:: Data entries
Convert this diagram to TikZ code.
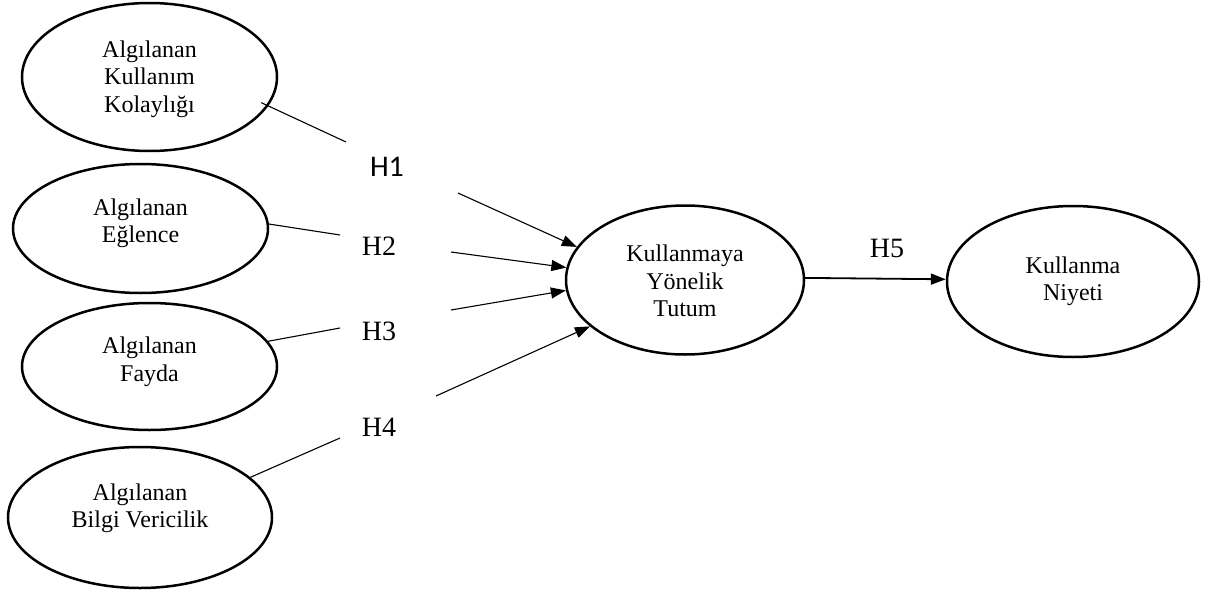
\documentclass[tikz,border=0pt]{standalone}
\usepackage{fontspec}
\setmainfont{Liberation Serif}
\newfontfamily\hfont{Carlito}
\usetikzlibrary{shapes.geometric,arrows.meta}
\begin{document}
\begin{tikzpicture}[x=1pt,y=-1pt,
  construct/.style={ellipse,draw,line width=2.5pt,inner sep=0pt},
  ctext/.style={align=center,inner sep=0pt,font=\fontsize{24}{27.5}\selectfont},
  link/.style={line width=1.1pt},
  arrowlink/.style={line width=1.1pt,-{Triangle[length=15pt,width=11pt]}},
  hyp/.style={font=\fontsize{28}{30}\selectfont,inner sep=0pt}]
\useasboundingbox (0,0) rectangle (1205,594);
% constructs
\node[construct,minimum width=255pt,minimum height=148pt] (e1) at (149.5,77) {};
\node[construct,minimum width=255pt,minimum height=129pt] (e2) at (140.5,228.5) {};
\node[construct,minimum width=255pt,minimum height=127pt] (e3) at (149.5,366.5) {};
\node[construct,minimum width=264pt,minimum height=141pt] (e4) at (140,517.5) {};
\node[construct,minimum width=238pt,minimum height=149pt] (e5) at (685,280) {};
\node[construct,minimum width=252pt,minimum height=151pt] (e6) at (1073,281.5) {};
% construct texts
\node[ctext] (t1) at (149.5,79) {Algılanan\\Kullanım\\Kolaylığı};
\node[ctext] (t2) at (140.5,223.5) {Algılanan\\Eğlence};
\node[ctext] (t3) at (149.5,362) {Algılanan\\Fayda};
\node[ctext] (t4) at (140,508.5) {Algılanan\\Bilgi Vericilik};
\node[ctext] (t5) at (685,281) {Kullanmaya\\Yönelik\\Tutum};
\node[ctext] (t6) at (1073,281.5) {Kullanma\\Niyeti};
% hypothesis labels
\node[hyp,font=\hfont\fontsize{30}{32}\selectfont] (h1) at (387,167) {H1};
\node[hyp] (h2) at (379,246) {H2};
\node[hyp] (h3) at (379,331) {H3};
\node[hyp] (h4) at (379,427) {H4};
\node[hyp] (h5) at (887,248) {H5};
% free ends
\coordinate (l1e) at (346,142);
\coordinate (l2e) at (340,235);
\coordinate (l3e) at (340,328);
\coordinate (l4e) at (340,438);
\coordinate (a1s) at (458,193);
\coordinate (a2s) at (451,252);
\coordinate (a3s) at (451,310);
\coordinate (a4s) at (436,396);
% connectors
\draw[link] ([shift={(-8pt,2pt)}]e1.-13) -- (l1e);
\draw[link] (e2.2) -- (l2e);
\draw[link] (e3.12) -- (l3e);
\draw[link] (e4.20) -- (l4e);
\draw[arrowlink] (a1s) -- (e5.163);
\draw[arrowlink] (a2s) -- (e5.174);
\draw[arrowlink] (a3s) -- (e5.185);
\draw[arrowlink] (a4s) -- (e5.206);
\draw[arrowlink,line width=1.8pt] (e5.1) -- (e6.179);
\end{tikzpicture}
\end{document}
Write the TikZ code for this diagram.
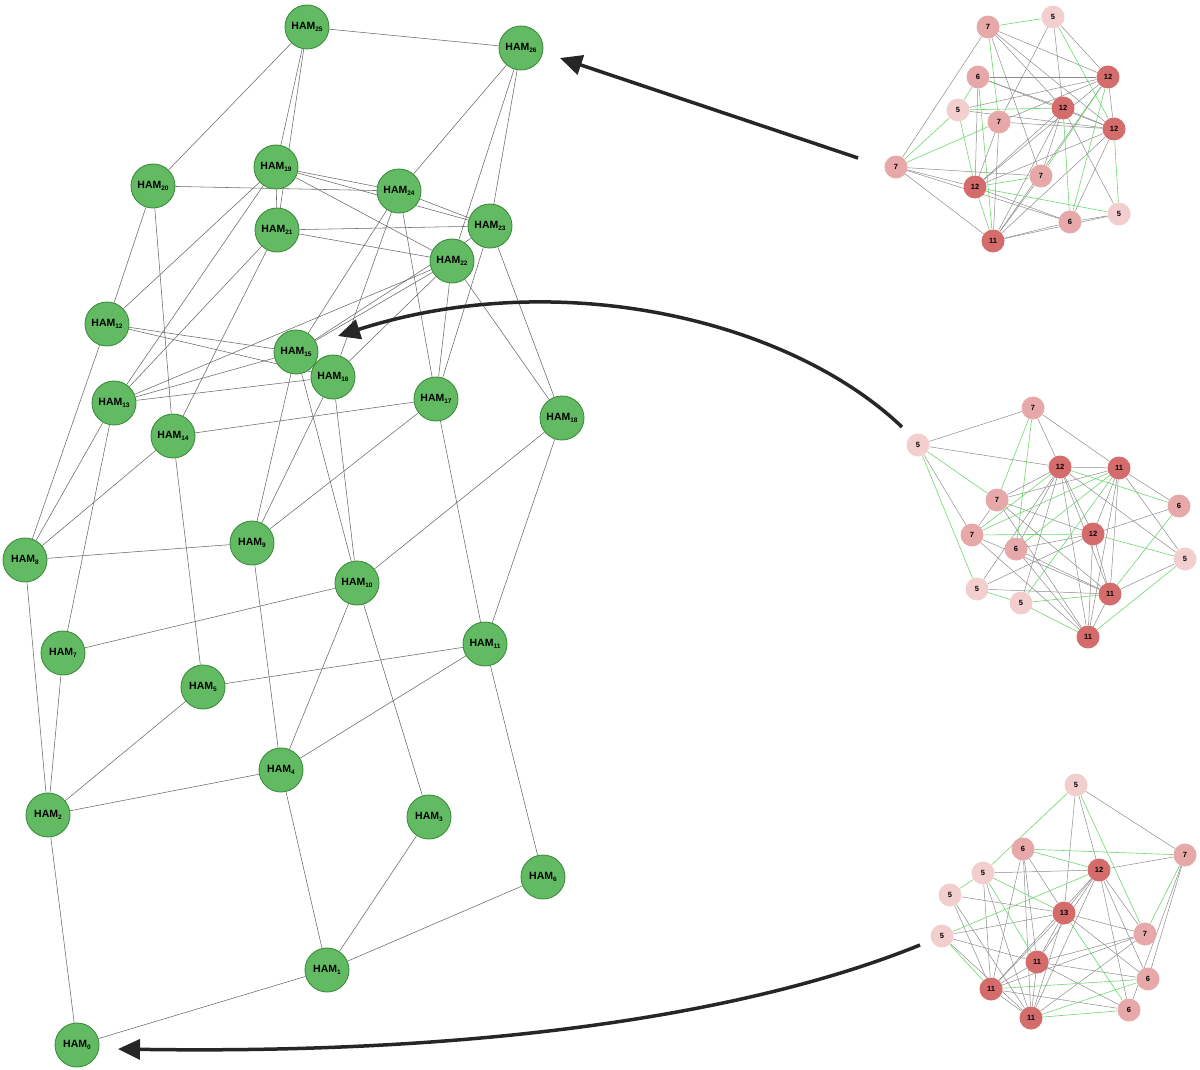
\documentclass[tikz,border=0pt]{standalone}
\usepackage{fontspec}
\setmainfont{Liberation Sans}
\usetikzlibrary{arrows.meta,backgrounds}
\definecolor{hamgreen}{RGB}{98,187,98}
\definecolor{hamedge}{RGB}{62,140,62}
\definecolor{lpink}{RGB}{242,206,206}
\definecolor{mpink}{RGB}{230,168,168}
\definecolor{dred}{RGB}{212,108,108}
\definecolor{ggreen}{RGB}{110,215,110}
\definecolor{egrey}{RGB}{105,105,105}
\definecolor{kgrey}{RGB}{140,140,140}
\newcommand\hamlab[1]{\textbf{HAM\raisebox{-0.3ex}{\fontsize{6.5}{6.5}\selectfont #1}}}
\tikzset{
 ham/.style={circle, fill=hamgreen, draw=hamedge, line width=0.9pt, minimum size=44pt, inner sep=0pt, font=\fontsize{10.5}{11}\selectfont},
 sn/.style={circle, minimum size=23pt, inner sep=0pt, font=\fontsize{7.5}{7.5}\selectfont\bfseries},
 lo/.style={sn, fill=lpink},
 me/.style={sn, fill=mpink},
 hi/.style={sn, fill=dred},
 hedge/.style={draw=egrey, line width=0.55pt},
 gedge/.style={draw=ggreen, line width=0.6pt},
 kedge/.style={draw=kgrey, line width=0.5pt},
 bigarrow/.style={draw=black!85, line width=3.5pt, -{Triangle[length=22pt,width=20pt]}},
}
\begin{document}
\begin{tikzpicture}[x=1pt,y=-1pt]
\useasboundingbox (0,0) rectangle (1200,1070);
% main graph nodes
\foreach \n/\x/\y/\l in {h25/307/27/25, h26/521/48/26, h20/153/186/20, h19/276/167/19,
  h24/399/191/24, h21/277/230/21, h23/490/226/23, h22/452/261/22, h12/107/324/12,
  h15/296/352/15, h16/333/377/16, h13/114/403/13, h17/436/399/17, h14/173/436/14,
  h18/562/418/18, h8/25/560/8, h9/252/543/9, h10/357/583/10, h7/63/653/7,
  h11/485/644/11, h5/203/687/5, h4/281/770/4, h2/48/815/2, h3/429/817/3,
  h6/543/877/6, h1/327/970/1, h0/77/1045/0}
  \node[ham] (\n) at (\x,\y) {\hamlab{\l}};
% small graph A
\foreach \n/\x/\y/\t/\s in {a1/988/27/7/me, a2/1053/17/5/lo, a3/978/77/6/me, a4/1108/77/12/hi,
  a5/958/110/5/lo, a6/1063/108/12/hi, a7/999/122/7/me, a8/1114/129/12/hi, a9/896/167/7/me,
  a10/1041/176/7/me, a11/975/187/12/hi, a12/1119/214/5/lo, a13/1070/222/6/me, a14/993/241/11/hi}
  \node[\s] (\n) at (\x,\y) {\t};
% small graph B
\foreach \n/\x/\y/\t/\s in {b1/1033/408/7/me, b2/918/445/5/lo, b3/1060/467/12/hi, b4/1119/468/11/hi,
  b5/997/500/7/me, b6/1179/506/6/me, b7/972/535/7/me, b8/1093/534/12/hi, b9/1016/549/6/me,
  b10/1185/559/5/lo, b11/977/589/5/lo, b12/1110/594/11/hi, b13/1021/603/5/lo, b14/1088/637/11/hi}
  \node[\s] (\n) at (\x,\y) {\t};
% small graph C
\foreach \n/\x/\y/\t/\s in {c1/1076/785/5/lo, c2/1023/849/6/me, c3/1185/855/7/me, c4/983/873/5/lo,
  c5/1099/870/12/hi, c6/950/895/5/lo, c7/1064/913/13/hi, c8/942/936/5/lo, c9/1145/934/7/me,
  c10/1037/962/11/hi, c11/1148/979/6/me, c12/991/989/11/hi, c13/1129/1010/6/me, c14/1031/1018/11/hi}
  \node[\s] (\n) at (\x,\y) {\t};
\begin{scope}[on background layer]
\foreach \a/\b in {h25/h26, h25/h20, h25/h19, h25/h21, h26/h24, h26/h22, h26/h23,
  h20/h24, h20/h12, h20/h14, h19/h24, h19/h23, h19/h22, h19/h21, h19/h12, h19/h13,
  h24/h23, h21/h23, h21/h22, h21/h13, h21/h14, h24/h15, h24/h16, h24/h17,
  h22/h15, h23/h15, h22/h13, h22/h16, h22/h17, h22/h18, h23/h17, h23/h18,
  h12/h15, h12/h16, h12/h8, h13/h15, h13/h16, h13/h8, h13/h7, h14/h17, h14/h8, h14/h5,
  h15/h9, h15/h10, h16/h9, h16/h10, h17/h9, h17/h11, h18/h10, h18/h11, h8/h9, h8/h2,
  h9/h4, h10/h7, h10/h4, h10/h3, h11/h5, h11/h4, h11/h6, h7/h2, h5/h2, h4/h2, h4/h1,
  h3/h1, h6/h1, h1/h0, h2/h0}
  \draw[hedge] (\a) -- (\b);
% graph A edges
\foreach \a/\b in {a1/a4, a1/a8, a1/a10, a1/a9, a1/a6, a2/a7, a2/a4, a2/a6, a3/a4, a3/a6,
  a3/a8, a3/a11, a5/a4, a5/a8, a7/a4, a7/a8, a7/a11, a7/a14, a6/a8, a6/a11, a6/a14, a6/a12,
  a4/a8, a4/a11, a4/a14, a8/a11, a8/a14, a8/a13, a9/a11, a9/a10, a9/a14, a9/a13, a10/a14,
  a11/a13, a14/a13, a14/a12, a13/a12, a6/a10}
  \draw[kedge] (\a) -- (\b);
\foreach \a/\b in {a1/a2, a1/a7, a3/a5, a3/a14, a5/a6, a5/a11, a9/a5, a9/a7, a6/a13, a4/a13,
  a4/a10, a2/a8, a8/a12, a11/a10, a11/a12, a11/a14}
  \draw[gedge] (\a) -- (\b);
% graph B edges
\foreach \a/\b in {b2/b1, b2/b3, b2/b7, b1/b3, b1/b4, b3/b4, b3/b8, b3/b9, b3/b11, b3/b13,
  b3/b12, b3/b14, b3/b10, b4/b6, b4/b8, b4/b5, b4/b12, b4/b14, b5/b8, b5/b12, b5/b14, b7/b12,
  b7/b14, b7/b5, b9/b8, b9/b12, b9/b14, b8/b12, b8/b14, b8/b11, b8/b6, b11/b12, b12/b14,
  b12/b10, b4/b10, b5/b3}
  \draw[kedge] (\a) -- (\b);
\foreach \a/\b in {b2/b5, b2/b11, b1/b5, b1/b9, b3/b7, b4/b9, b4/b13, b3/b6, b7/b8, b8/b10,
  b11/b13, b13/b12, b13/b14, b14/b10, b12/b6, b4/b7}
  \draw[gedge] (\a) -- (\b);
% graph C edges
\foreach \a/\b in {c1/c7, c1/c5, c1/c3, c2/c7, c2/c12, c2/c14, c2/c10, c4/c5, c4/c12, c4/c14,
  c6/c7, c6/c12, c6/c14, c7/c5, c7/c9, c7/c10, c7/c12, c7/c14, c7/c11, c5/c3, c5/c10, c5/c12,
  c5/c14, c5/c13, c5/c11, c5/c9, c8/c7, c8/c10, c8/c14, c9/c10, c9/c12, c9/c14, c3/c13,
  c3/c11, c10/c12, c10/c14, c10/c11, c12/c14, c12/c13, c10/c13}
  \draw[kedge] (\a) -- (\b);
\foreach \a/\b in {c1/c4, c4/c6, c1/c9, c2/c3, c2/c5, c4/c7, c4/c10, c8/c5, c3/c9, c7/c13,
  c8/c12, c12/c11, c14/c11, c14/c13}
  \draw[gedge] (\a) -- (\b);
\end{scope}
% arrows
\coordinate (s1) at (858,158); \coordinate (t1) at (560,58);
\draw[bigarrow] (s1) -- (t1);
\coordinate (s2) at (902,427); \coordinate (t2) at (338,336);
\draw[bigarrow] (s2) .. controls (790,320) and (560,265) .. (t2);
\coordinate (s3) at (920,945); \coordinate (t3) at (118,1049);
\draw[bigarrow] (s3) .. controls (760,1010) and (500,1055) .. (t3);
\end{tikzpicture}
\end{document}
::::
» Short exercise
Gather each line of the listing containing the word "code" and show it.

» Reply to the task
Convert this diagram to TikZ code.
Write the TikZ code for this diagram.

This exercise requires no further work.